APIs, automation, and integrations

Notion’s API is one of its biggest strengths for advanced users. It enables programmatic access to pages and databases, making it a strong hub for automation with tools like Zapier, Make, custom scripts, and internal dashboards.

Anytype’s API surface is currently limited and intentionally conservative. This aligns with its privacy-first, local-first stance, but it means fewer options for deep automation today.

Obsidian does not rely on a central API because your data is already local and accessible. Automation happens through file-based workflows, scripts, plugins, and integrations with system-level tools rather than a hosted service.

Workflow hacking and mental overhead

Obsidian rewards users who enjoy designing systems. You can define your own task syntax, metadata conventions, folder structures, and automation rules, but you are also responsible for maintaining them over time.

Notion enables complex workflows without code, but complexity accumulates inside databases and formulas. Over time, systems can become opaque, especially when multiple people modify the same structures.

Anytype aims to reduce workflow hacking by making its core primitives more expressive. You customize by connecting objects and types rather than by stacking layers of automation, which lowers cognitive load but caps flexibility.

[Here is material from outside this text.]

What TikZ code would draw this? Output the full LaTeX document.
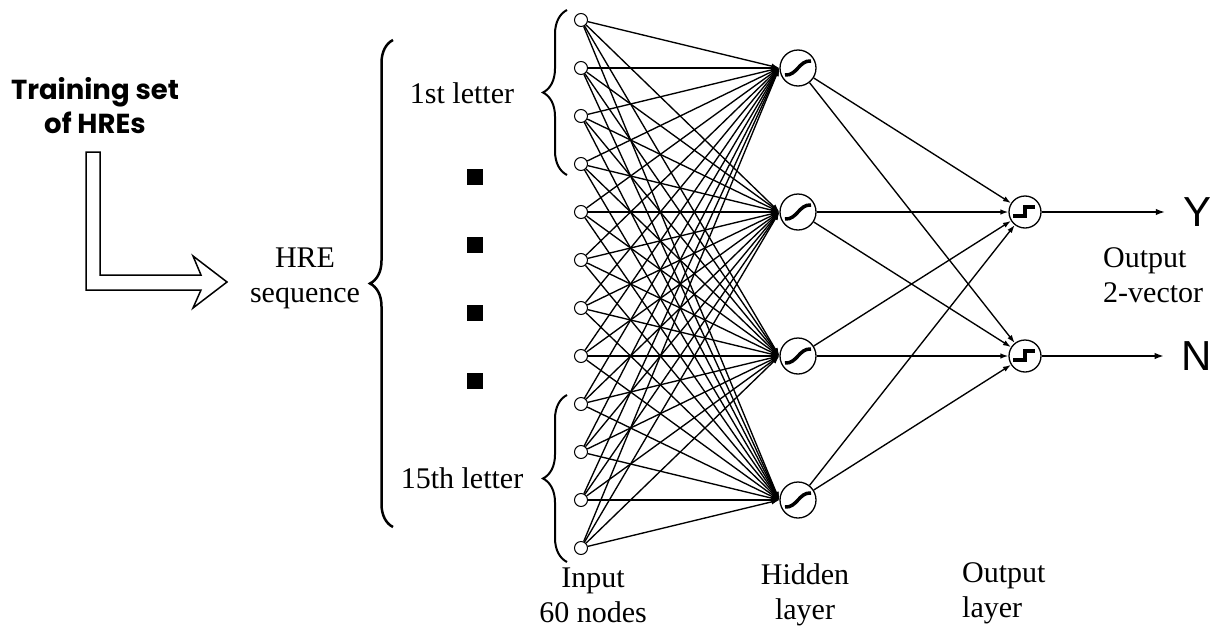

Customization versus long-term stability

With Obsidian, maximum freedom comes with long-term maintenance costs. Plugin updates, breaking changes, and evolving conventions are part of the trade-off for full control.

Notion sits in the middle, offering stable primitives but changing behavior as the platform evolves. Your workflows usually survive updates, but you remain dependent on Notion’s product decisions.

Anytype prioritizes stability and predictability over rapid extensibility. This makes it appealing for users who want their system to age gracefully, even if it means fewer experimental features.

Who extensibility actually helps

If you think in systems, enjoy experimentation, and want your tool to adapt endlessly as your thinking evolves, Obsidian offers unmatched leverage.

If you want powerful automation and integrations without managing local tooling or plugins, Notion provides the cleanest path, especially in team or operations-heavy contexts.

If you want customization that feels intentional rather than infinite, and prefer working within a clearly defined mental model, Anytype strikes a careful balance between flexibility and restraint.

Pricing & Long-Term Value: What You’re Really Paying For (and Risking)

Once you move past features, pricing becomes less about the monthly number and more about what kind of dependency you are buying into. The real cost shows up years later, when your system is large, critical, and hard to migrate.

This is where Anytype, Notion, and Obsidian diverge sharply, not just in how they charge, but in what they ask you to trust.

The pricing models reflect the philosophy

Notion follows a classic SaaS model. You get a generous free tier, but serious use, especially with teams, advanced permissions, or higher limits, eventually pushes you into recurring subscription territory.

Anytype positions itself as local-first with optional paid upgrades. The paid tier is less about unlocking core functionality and more about expanded sync, storage, and future network features.

Obsidian flips the model entirely. The core app is free for personal use, with optional paid add-ons for commercial use and official sync, but you can avoid subscriptions entirely if you manage your own files.

What you’re paying for in practice

With Notion, you are paying for convenience at scale. Hosting, real-time collaboration, permissions, backups, and a polished multi-device experience are bundled into the subscription.

Anytype’s paid value centers on infrastructure you do not want to manage yourself. Sync reliability, encrypted peer-to-peer features, and long-term development are what your money supports.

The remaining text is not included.